Practical Use Cases for an Irregular Fraction Calculator
- Cooking and nutrition: scale recipes from 4 servings to 7 servings using fractional ingredient multipliers.
- Construction and design: combine lengths like 13/8 inches and 7/16 inches correctly.
- Finance: model weighted portions of budget categories when percentages map to fractional allocations.
- Science labs: convert measured values into standardized ratios and verify arithmetic quickly.
- Academic support: help students check homework and understand which step caused an error.
Manual Strategy vs Calculator Strategy
Experts recommend a blended approach. First, practice manual mechanics so you understand denominator logic and equivalent fractions. Second, use a calculator for verification and repetition. Third, review mismatches between your answer and the tool output. This is where learning happens. If your decimal looks right but fraction is wrong, you may have simplified incorrectly. If mixed number is wrong but improper fraction is right, you may have made a conversion issue.

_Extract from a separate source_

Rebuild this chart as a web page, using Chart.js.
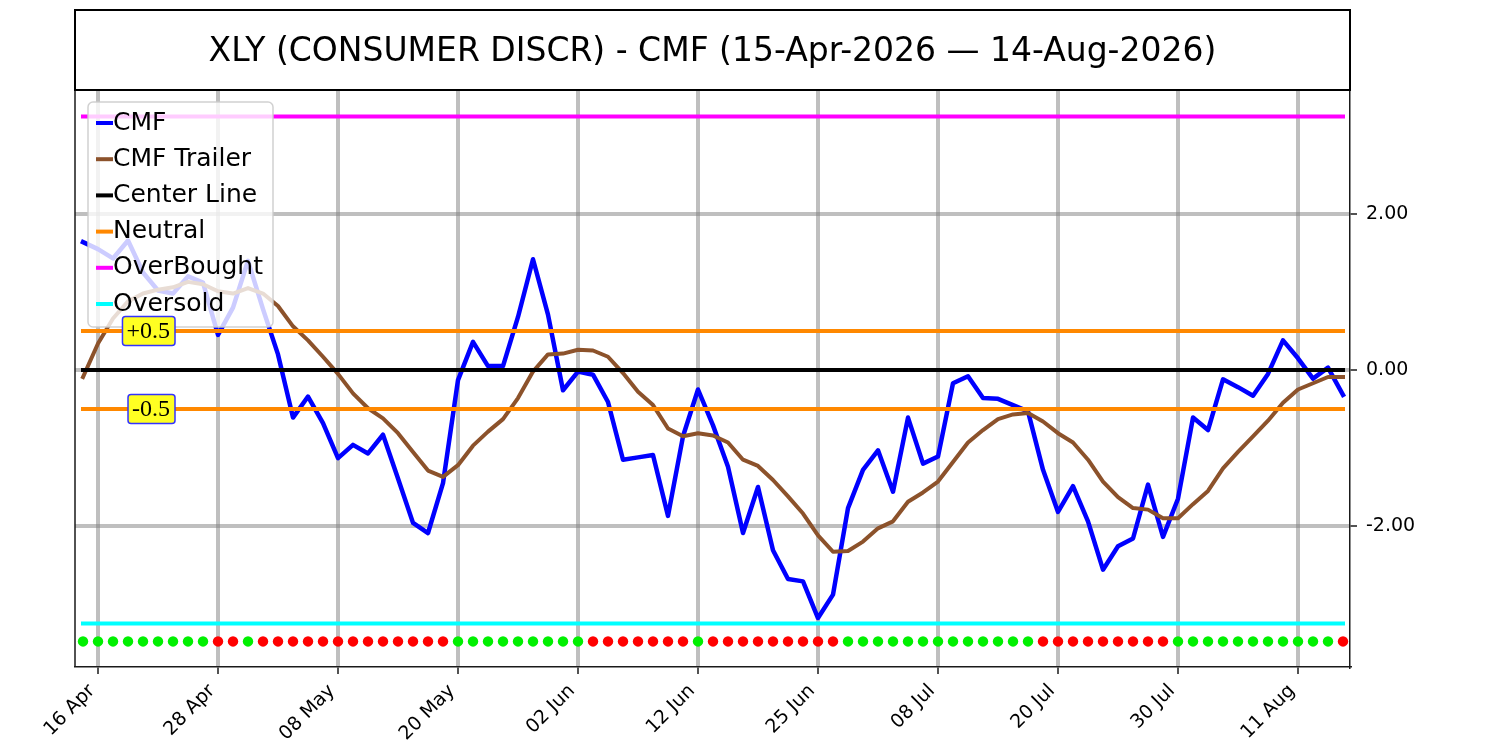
<!DOCTYPE html>
<html>
<head>
<meta charset="utf-8">
<script src="https://cdn.jsdelivr.net/npm/chart.js@4.4.1/dist/chart.umd.min.js"></script>
<style>
  html, body { margin: 0; padding: 0; background: #ffffff; }
  #wrap { width: 1500px; height: 750px; }
</style>
</head>
<body>
<div id="wrap"><canvas id="c" width="1500" height="750"></canvas></div>
<script>
// ---------------- DATA ----------------
const titleText = 'XLY (CONSUMER DISCR) - CMF (15-Apr-2026 \u2014 14-Aug-2026)';

const dates = [
  '15 Apr','16 Apr','17 Apr','20 Apr','21 Apr','22 Apr','23 Apr','24 Apr','27 Apr','28 Apr','29 Apr','30 Apr',
  '01 May','04 May','05 May','06 May','07 May','08 May','11 May','12 May','13 May','14 May','15 May','18 May',
  '19 May','20 May','21 May','22 May','26 May','27 May','28 May','29 May',
  '01 Jun','02 Jun','03 Jun','04 Jun','05 Jun','08 Jun','09 Jun','10 Jun','11 Jun','12 Jun','15 Jun','16 Jun',
  '17 Jun','18 Jun','22 Jun','23 Jun','24 Jun','25 Jun','26 Jun','29 Jun','30 Jun',
  '01 Jul','02 Jul','06 Jul','07 Jul','08 Jul','09 Jul','10 Jul','13 Jul','14 Jul','15 Jul','16 Jul','17 Jul',
  '20 Jul','21 Jul','22 Jul','23 Jul','24 Jul','27 Jul','28 Jul','29 Jul','30 Jul','31 Jul',
  '03 Aug','04 Aug','05 Aug','06 Aug','07 Aug','10 Aug','11 Aug','12 Aug','13 Aug','14 Aug'
];

const xTickIdx = [1, 9, 17, 25, 33, 41, 49, 57, 65, 73, 81];

const cmf = [
  1.64, 1.55, 1.43, 1.66, 1.25, 1.02, 0.98, 1.20, 1.12, 0.45,
  0.80, 1.40, 0.78, 0.20, -0.61, -0.34, -0.68, -1.13, -0.96, -1.07,
  -0.83, -1.39, -1.96, -2.09, -1.45, -0.13, 0.36, 0.05, 0.05, 0.68,
  1.42, 0.71, -0.26, -0.02, -0.06, -0.41, -1.15, -1.12, -1.09, -1.87,
  -0.85, -0.25, -0.71, -1.24, -2.09, -1.50, -2.31, -2.68, -2.71, -3.18,
  -2.88, -1.77, -1.28, -1.03, -1.56, -0.61, -1.20, -1.11, -0.17, -0.08,
  -0.36, -0.37, -0.45, -0.53, -1.28, -1.82, -1.49, -1.94, -2.56, -2.26,
  -2.16, -1.47, -2.14, -1.65, -0.61, -0.77, -0.12, -0.22, -0.33, -0.05,
  0.38, 0.15, -0.11, 0.03, -0.32
];

const cmfTrailer = [
  -0.09, 0.34, 0.66, 0.88, 0.98, 1.03, 1.06, 1.13, 1.10, 1.01,
  0.98, 1.05, 0.98, 0.82, 0.56, 0.38, 0.17, -0.05, -0.30, -0.49,
  -0.62, -0.81, -1.05, -1.29, -1.37, -1.22, -0.97, -0.79, -0.63, -0.36,
  -0.02, 0.20, 0.21, 0.26, 0.25, 0.17, -0.04, -0.28, -0.45, -0.75,
  -0.85, -0.81, -0.84, -0.93, -1.15, -1.23, -1.41, -1.62, -1.84, -2.12,
  -2.33, -2.32, -2.20, -2.03, -1.94, -1.69, -1.57, -1.43, -1.18, -0.93,
  -0.77, -0.63, -0.57, -0.55, -0.66, -0.81, -0.93, -1.15, -1.43, -1.63,
  -1.77, -1.79, -1.90, -1.90, -1.72, -1.55, -1.26, -1.05, -0.85, -0.65,
  -0.42, -0.25, -0.17, -0.09, -0.09
];

// 1 = green dot, 0 = red dot
const signal = [
  1,1,1,1,1,1,1,1,1,0, 0,1,0,0,0,0,0,0,0,0,
  0,0,0,0,0,1,1,1,1,1, 1,1,1,1,0,0,0,0,0,0,
  0,1,0,0,0,0,0,0,0,0, 0,1,1,1,1,1,1,1,1,1,
  1,1,1,1,0,0,0,0,0,0, 0,0,0,1,1,1,1,1,1,1,
  1,1,1,1,0
];

const centerLevel = 0;
const neutralLevels = [0.5, -0.5];
const overBought = 3.25;
const overSold = -3.25;
const dotLevel = -3.48;
const yTicks = [-2, 0, 2];
const neutralLabels = ['+0.5', '-0.5'];

// ---------------- BUILD ----------------
Chart.defaults.font.family = "'DejaVu Sans', sans-serif";
Chart.defaults.color = '#000';

const lastIdx = dates.length - 1;
const series = arr => arr.map((v, i) => ({ x: i, y: v }));
const hline = lvl => [{ x: 0, y: lvl }, { x: lastIdx, y: lvl }];

const COLORS = {
  cmf: '#0000ff',
  trailer: '#8c522b',
  center: '#000000',
  neutral: '#ff8800',
  ob: '#ff00ff',
  os: '#00ffff',
  green: '#00f000',
  red: '#ff0000'
};

function lineDs(label, data, color, width, order) {
  return {
    type: 'line', label, data,
    borderColor: color, backgroundColor: color,
    borderWidth: width, pointRadius: 0, pointHoverRadius: 0,
    tension: 0, fill: false, order,
    borderCapStyle: 'square', borderJoinStyle: 'round'
  };
}

const datasets = [
  lineDs('CMF', series(cmf), COLORS.cmf, 4.5, 6),
  lineDs('CMF Trailer', series(cmfTrailer), COLORS.trailer, 4, 5),
  lineDs('Center Line', hline(centerLevel), COLORS.center, 4, 4),
  lineDs('Neutral', hline(neutralLevels[0]), COLORS.neutral, 4, 3),
  lineDs('Neutral2', hline(neutralLevels[1]), COLORS.neutral, 4, 3),
  lineDs('OverBought', hline(overBought), COLORS.ob, 4, 2),
  lineDs('Oversold', hline(overSold), COLORS.os, 4, 2),
  {
    type: 'scatter', label: 'Signal',
    data: signal.map((s, i) => ({ x: i, y: dotLevel })),
    pointRadius: 5.2, pointHoverRadius: 5.2, pointBorderWidth: 0,
    pointBackgroundColor: signal.map(s => s ? COLORS.green : COLORS.red),
    showLine: false, order: 1
  }
];

const legendItems = [
  ['CMF', COLORS.cmf], ['CMF Trailer', COLORS.trailer], ['Center Line', COLORS.center],
  ['Neutral', COLORS.neutral], ['OverBought', COLORS.ob], ['Oversold', COLORS.os]
];

function roundRect(ctx, x, y, w, h, r) {
  ctx.beginPath();
  ctx.moveTo(x + r, y);
  ctx.lineTo(x + w - r, y);
  ctx.arcTo(x + w, y, x + w, y + r, r);
  ctx.lineTo(x + w, y + h - r);
  ctx.arcTo(x + w, y + h, x + w - r, y + h, r);
  ctx.lineTo(x + r, y + h);
  ctx.arcTo(x, y + h, x, y + h - r, r);
  ctx.lineTo(x, y + r);
  ctx.arcTo(x, y, x + r, y, r);
  ctx.closePath();
}

const deco = {
  id: 'deco',
  beforeDraw(chart) {
    const ctx = chart.ctx;
    ctx.save();
    ctx.fillStyle = '#ffffff';
    ctx.fillRect(0, 0, chart.width, chart.height);
    ctx.restore();
  },
  afterDatasetsDraw(chart) {
    const ctx = chart.ctx;
    const ca = chart.chartArea;
    const xs = chart.scales.x, ys = chart.scales.y;
    // legend
    ctx.save();
    const lx = ca.left + 13, ly = ca.top + 12, lw = 185, lh = 225;
    roundRect(ctx, lx, ly, lw, lh, 5);
    ctx.fillStyle = 'rgba(255,255,255,0.8)';
    ctx.fill();
    ctx.strokeStyle = 'rgba(204,204,204,0.9)';
    ctx.lineWidth = 1.5;
    ctx.stroke();
    ctx.font = "25px 'DejaVu Sans'";
    ctx.textBaseline = 'middle';
    ctx.textAlign = 'left';
    legendItems.forEach((it, k) => {
      const cy = ly + 21 + k * 36.2;
      ctx.strokeStyle = it[1];
      ctx.lineWidth = 4;
      ctx.lineCap = 'butt';
      ctx.beginPath();
      ctx.moveTo(lx + 8, cy);
      ctx.lineTo(lx + 25, cy);
      ctx.stroke();
      ctx.fillStyle = '#000';
      ctx.fillText(it[0], lx + 25, cy);
    });
    ctx.restore();

    // neutral labels
    ctx.save();
    ctx.font = "24px 'Liberation Serif', serif";
    ctx.textBaseline = 'middle';
    ctx.textAlign = 'right';
    neutralLabels.forEach((t, k) => {
      const rx = xs.getPixelForValue(5.8);
      const cy = ys.getPixelForValue(neutralLevels[k]);
      const w = ctx.measureText(t).width;
      const bx = rx - w - 4, bw = w + 9, by = cy - 14.5, bh = 29;
      roundRect(ctx, bx, by, bw, bh, 3);
      ctx.fillStyle = '#ffff22';
      ctx.fill();
      ctx.strokeStyle = '#3333ff';
      ctx.lineWidth = 1.5;
      ctx.stroke();
      ctx.fillStyle = '#000';
      ctx.fillText(t, rx, cy + 1);
    });
    ctx.restore();
  },
  afterDraw(chart) {
    const ctx = chart.ctx;
    const ca = chart.chartArea;
    ctx.save();
    // axes frame (left & top)
    ctx.strokeStyle = '#1a1a1a';
    ctx.lineWidth = 1.5;
    ctx.beginPath();
    ctx.moveTo(ca.left, ca.bottom);
    ctx.lineTo(ca.left, ca.top);
    ctx.lineTo(ca.right, ca.top);
    ctx.stroke();
    // title box
    ctx.strokeStyle = '#000';
    ctx.lineWidth = 2;
    ctx.strokeRect(ca.left, 10, ca.right - ca.left, ca.top - 10);
    ctx.fillStyle = '#000';
    ctx.font = "33px 'DejaVu Sans'";
    ctx.textAlign = 'center';
    ctx.textBaseline = 'middle';
    ctx.fillText(titleText, (ca.left + ca.right) / 2, 12 + (ca.top - 10) / 2);
    ctx.restore();
  }
};

const GRID = 'rgba(128,128,128,0.5)';

new Chart(document.getElementById('c'), {
  type: 'line',
  data: { datasets },
  plugins: [deco],
  options: {
    responsive: false,
    animation: false,
    devicePixelRatio: 1,
    events: [],
    layout: { padding: { left: 75, top: 90, right: 0, bottom: 0 } },
    plugins: { legend: { display: false }, title: { display: false }, tooltip: { enabled: false } },
    scales: {
      x: {
        type: 'linear',
        position: 'bottom',
        min: -8 / 15,
        max: lastIdx + 7 / 15,
        afterBuildTicks: s => { s.ticks = xTickIdx.map(v => ({ value: v })); },
        afterFit: s => { s.height = 83; },
        grid: { color: GRID, lineWidth: 4, drawTicks: true, tickLength: 7, tickColor: '#1a1a1a', tickWidth: 1.5 },
        border: { display: true, color: '#1a1a1a', width: 1.5 },
        ticks: {
          autoSkip: false, maxRotation: 45, minRotation: 45, padding: 6, labelOffset: -6,
          font: { size: 19 }, color: '#000',
          callback: v => dates[v]
        }
      },
      y: {
        type: 'linear',
        position: 'right',
        min: -297 / 78,
        max: 280 / 78,
        afterBuildTicks: s => { s.ticks = yTicks.map(v => ({ value: v })); },
        afterFit: s => { s.width = 150; },
        grid: { color: GRID, lineWidth: 4, drawTicks: true, tickLength: 7, tickColor: '#1a1a1a', tickWidth: 1.5 },
        border: { display: true, color: '#1a1a1a', width: 1.5 },
        ticks: {
          padding: 9, font: { size: 19 }, color: '#000',
          callback: v => v.toFixed(2)
        }
      }
    }
  }
});
</script>
</body>
</html>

| PISA 2022 Mathematics Snapshot | Average Score | Relative Position |
|---|---|---|
| Singapore | 575 | Top tier |
| Japan | 536 | Top tier |
| Korea | 527 | Top tier |
| OECD average | 472 | Benchmark |
| United States | 465 | Below OECD average |
International comparisons reinforce the value of strong foundational number sense and proportional reasoning. Fraction fluency is a key building block in that pathway.
Common Errors and How to Avoid Them
- Zero denominator input: never allowed. A denominator of zero is undefined.

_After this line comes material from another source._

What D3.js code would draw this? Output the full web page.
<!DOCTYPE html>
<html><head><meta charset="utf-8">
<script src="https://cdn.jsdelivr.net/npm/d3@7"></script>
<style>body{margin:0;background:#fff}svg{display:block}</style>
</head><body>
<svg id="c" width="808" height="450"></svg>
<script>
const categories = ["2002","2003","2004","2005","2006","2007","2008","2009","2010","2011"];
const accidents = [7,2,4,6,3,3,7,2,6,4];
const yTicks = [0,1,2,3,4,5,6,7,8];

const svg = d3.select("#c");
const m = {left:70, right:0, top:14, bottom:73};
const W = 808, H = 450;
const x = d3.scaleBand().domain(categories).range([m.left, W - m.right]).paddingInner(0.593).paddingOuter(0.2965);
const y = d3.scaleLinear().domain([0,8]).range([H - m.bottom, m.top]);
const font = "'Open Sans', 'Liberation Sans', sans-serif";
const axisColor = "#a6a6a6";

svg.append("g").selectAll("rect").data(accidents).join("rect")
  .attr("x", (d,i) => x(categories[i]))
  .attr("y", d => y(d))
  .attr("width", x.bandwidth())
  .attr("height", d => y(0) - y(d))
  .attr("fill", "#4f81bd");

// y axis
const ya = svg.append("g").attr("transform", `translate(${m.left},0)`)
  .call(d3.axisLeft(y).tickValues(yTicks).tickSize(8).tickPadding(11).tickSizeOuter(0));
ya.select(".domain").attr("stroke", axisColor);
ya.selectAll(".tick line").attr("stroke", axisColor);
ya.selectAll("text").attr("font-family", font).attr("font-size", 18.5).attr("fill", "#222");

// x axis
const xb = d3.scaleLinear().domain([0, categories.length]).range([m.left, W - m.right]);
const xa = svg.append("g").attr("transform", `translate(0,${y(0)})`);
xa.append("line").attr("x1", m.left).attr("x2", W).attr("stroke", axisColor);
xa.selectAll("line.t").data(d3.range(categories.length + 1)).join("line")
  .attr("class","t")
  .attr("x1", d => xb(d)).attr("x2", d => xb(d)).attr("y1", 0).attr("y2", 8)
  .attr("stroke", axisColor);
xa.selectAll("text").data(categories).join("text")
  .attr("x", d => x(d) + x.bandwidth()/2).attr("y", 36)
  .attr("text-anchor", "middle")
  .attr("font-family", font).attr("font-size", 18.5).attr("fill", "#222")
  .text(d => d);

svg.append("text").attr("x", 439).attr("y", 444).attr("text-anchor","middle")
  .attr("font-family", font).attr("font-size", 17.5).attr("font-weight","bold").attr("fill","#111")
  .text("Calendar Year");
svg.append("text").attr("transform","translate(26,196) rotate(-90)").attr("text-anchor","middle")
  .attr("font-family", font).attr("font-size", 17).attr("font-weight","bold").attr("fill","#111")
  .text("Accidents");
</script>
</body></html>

- Sign confusion: keep negative signs in the numerator for consistency, then simplify.
- Adding denominators directly: wrong for addition and subtraction unless denominators are already equal.
- Skipping simplification: always reduce to lowest terms for clean final output.
- Division by a zero value fraction: if second fraction equals 0, division is undefined.
Trusted Instructional References
If you want evidence based teaching methods and additional technical depth, use these high authority references:
- Developing Effective Fractions Instruction for K-8, Institute of Education Sciences (.gov)
- NAEP Mathematics Reports, National Center for Education Statistics (.gov)
- Open Arithmetic Text, University of Minnesota Libraries (.edu)
Best Practices for Students, Parents, and Professionals
For students: solve first on paper, then verify with the calculator, then correct your process. For parents and tutors: ask the learner to explain each transformation in words. For professionals: decide your reporting format before calculation begins. If your stakeholder expects mixed numbers, provide mixed numbers. If your downstream system expects decimal, round consistently and document precision.
In data heavy workflows, small fraction errors compound quickly. A mistaken denominator can shift cost estimates, concentration ratios, or production targets. That is why a reliable irregular fraction calculator should include input validation, simplification, and a visual check. The chart in this tool gives a quick numeric comparison of Fraction A, Fraction B, and the result in decimal form, helping you spot outliers before you proceed.
Advanced Tip: Use Estimation Before Exact Computation
A professional habit is to estimate first. If 7/3 is about 2.33 and 5/4 is 1.25, then multiplication should be around 2.9. If your exact output is 29.0, you instantly know something failed. Estimation catches decimal placement mistakes, sign errors, and accidental inverse operations. Once you build this habit, calculator use becomes safer and more effective because you are validating with number sense rather than blindly accepting output.
Bottom line: an irregular fraction calculator is most valuable when it gives you three things at once: exact fraction math, readable mixed number conversion, and quick decimal interpretation. Combine that with estimation and step review, and you get both speed and mathematical confidence.